3. In this liturgical season of Christmas, the Gospels of Matthew and Luke introduce us to some people whose behavior towards the newborn Jesus is particularly exemplary for us: the mysterious Wise Men, with the richness of their culture, attentive and sensitive to the signs of transcendence; the poor shepherds watching over their flock, prompt and obedient to the announcement of the Angels; Joseph, the just man, who in static dream is continually listening to the will of the Eternal God; and, above all, Mary, the Virgin Mother who entrusts herself to God completely, pronounces the ‘fiat’ and conceives in her womb the Son of the Most High to offer and give him to men.

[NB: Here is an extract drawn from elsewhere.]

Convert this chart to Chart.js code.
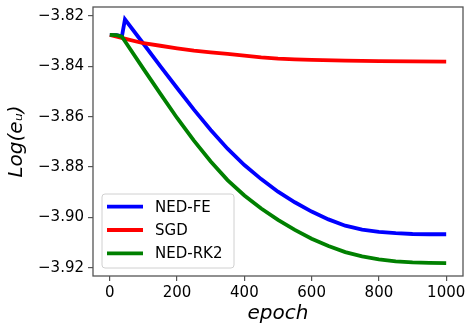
<!DOCTYPE html>
<html>
<head>
<meta charset="utf-8">
<script src="https://cdn.jsdelivr.net/npm/chart.js@4/dist/chart.umd.min.js"></script>
<style>
  html, body { margin: 0; padding: 0; background: #fff; }
  canvas { display: block; }
</style>
</head>
<body>
<canvas id="c" width="474" height="336"></canvas>
<script>
const seriesNames = ['NED-FE', 'SGD', 'NED-RK2'];
const seriesColors = ['#0000ff', '#ff0000', '#008000'];

const epochsFE = [0, 20, 36, 45, 100, 150, 200, 250, 300, 350, 400, 450, 500, 550, 600, 650, 700, 750, 800, 850, 900, 950, 1000];
const nedFE = [-3.8275, -3.8276, -3.8281, -3.8213, -3.8310, -3.8399, -3.8486, -3.8572, -3.8653, -3.8727, -3.8792, -3.8848,
               -3.8898, -3.8940, -3.8977, -3.9008, -3.9033, -3.9049, -3.9058, -3.9063, -3.9066, -3.9067, -3.9067];

const epochsSGD = [0, 50, 100, 150, 200, 250, 300, 350, 400, 450, 500, 550, 600, 700, 800, 900, 1000];
const sgd = [-3.8275, -3.8292, -3.8308, -3.8318, -3.8328, -3.8337, -3.8344, -3.8350, -3.8357, -3.8364, -3.8369,
             -3.8372, -3.8374, -3.8377, -3.8379, -3.8380, -3.8381];

const epochsRK2 = [0, 20, 36, 50, 100, 150, 200, 250, 300, 350, 400, 450, 500, 550, 600, 650, 700, 750, 800, 850, 900, 950, 1000];
const nedRK2 = [-3.8275, -3.8276, -3.8282, -3.8310, -3.8410, -3.8508, -3.8605, -3.8695, -3.8778, -3.8852, -3.8913, -3.8965,
                -3.9010, -3.9050, -3.9085, -3.9114, -3.9138, -3.9155, -3.9167, -3.9175, -3.9179, -3.9181, -3.9182];

const xTicks = [0, 200, 400, 600, 800, 1000];
const yTicks = [-3.92, -3.90, -3.88, -3.86, -3.84, -3.82];

const toPoints = (xs, ys) => xs.map((x, i) => ({ x: x, y: ys[i] }));
const seriesData = [toPoints(epochsFE, nedFE), toPoints(epochsSGD, sgd), toPoints(epochsRK2, nedRK2)];

// box around the plot, like matplotlib spines
const framePlugin = {
    id: 'frame',
    afterDatasetsDraw(chart) {
        const { ctx, chartArea: a } = chart;
        ctx.save();
        ctx.strokeStyle = '#555';
        ctx.lineWidth = 1.3;
        ctx.strokeRect(a.left, a.top, a.right - a.left, a.bottom - a.top);
        ctx.restore();
    }
};

// legend in the lower left corner of the plot
const legendPlugin = {
    id: 'boxLegend',
    afterDraw(chart) {
        const { ctx, chartArea: a } = chart;
        const x0 = a.left + 9, w = 132, rowH = 23.3, h = 74;
        const y0 = a.bottom - 8 - h;
        ctx.save();
        ctx.beginPath();
        ctx.roundRect(x0, y0, w, h, 3);
        ctx.fillStyle = 'rgba(255,255,255,0.8)';
        ctx.fill();
        ctx.strokeStyle = '#d0d0d0';
        ctx.lineWidth = 1;
        ctx.stroke();
        ctx.font = '15px "DejaVu Sans"';
        ctx.textBaseline = 'middle';
        chart.data.datasets.forEach((ds, i) => {
            const cy = y0 + 12.7 + i * rowH;
            ctx.beginPath();
            ctx.moveTo(x0 + 5, cy);
            ctx.lineTo(x0 + 41, cy);
            ctx.strokeStyle = ds.borderColor;
            ctx.lineWidth = 3.8;
            ctx.stroke();
            ctx.fillStyle = '#000';
            ctx.fillText(ds.label, x0 + 53, cy + 1);
        });
        ctx.restore();
    }
};

new Chart(document.getElementById('c'), {
    type: 'line',
    data: {
        datasets: seriesNames.map((name, i) => ({
            label: name,
            data: seriesData[i],
            borderColor: seriesColors[i],
            borderWidth: 3.8,
            pointRadius: 0,
            tension: 0,
            fill: false,
            order: 2 - i
        }))
    },
    options: {
        responsive: false,
        animation: false,
        layout: { padding: { top: 7, right: 11, left: 0, bottom: 0 } },
        plugins: { legend: { display: false }, tooltip: { enabled: false } },
        scales: {
            x: {
                type: 'linear',
                min: -50,
                max: 1050,
                afterBuildTicks: s => { s.ticks = xTicks.map(v => ({ value: v })); },
                afterFit: s => { s.height = 60; s.paddingLeft = 0; s.paddingRight = 0; },
                grid: { drawOnChartArea: false, drawTicks: true, tickLength: 5, color: '#555', lineWidth: 1.2 },
                border: { display: false },
                ticks: { color: '#000', font: { family: 'DejaVu Sans', size: 15 }, padding: 3, maxRotation: 0,
                         callback: v => String(v) },
                title: { display: true, text: 'epoch', color: '#000',
                         font: { family: 'DejaVu Sans', size: 20, style: 'italic' }, padding: { top: 0, bottom: 10 } }
            },
            y: {
                type: 'linear',
                min: -3.9233,
                max: -3.8164,
                afterBuildTicks: s => { s.ticks = yTicks.map(v => ({ value: v })); },
                afterFit: s => { s.width = 93; s.paddingTop = 0; s.paddingBottom = 0; },
                grid: { drawOnChartArea: false, drawTicks: true, tickLength: 5, color: '#555', lineWidth: 1.2 },
                border: { display: false },
                ticks: { color: '#000', font: { family: 'DejaVu Sans', size: 15 }, padding: 4,
                         callback: v => (v < 0 ? '\u2212' : '') + Math.abs(v).toFixed(2) },
                title: { display: true, text: 'Log(e\u1d64)', color: '#000',
                         font: { family: 'DejaVu Sans', size: 20, style: 'italic' }, padding: { top: 5, bottom: 0 } }
            }
        }
    },
    plugins: [framePlugin, legendPlugin]
});
</script>
</body>
</html>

To her in a special way, dear brothers and sisters, I entrust you and I entrust your generous commitment, so that, in perfect and harmonious adherence to the Church, and always under the pastoral direction of the bishops, you may make a personal contribution to the fundamental work of catechesis, acting carefully that you do not transmit your doctrine or that of another teacher, but ‘the teaching of Jesus Christ, the Truth that He communicates or, more exactly, the Truth that He is.’ (Catechesi Tradendae, 6)

With these wishes and as a sign of my affection I cordially impart to you the Apostolic Blessing.”

(*) Cfr. «L’Osservatore Romano», 7-8 January 1982.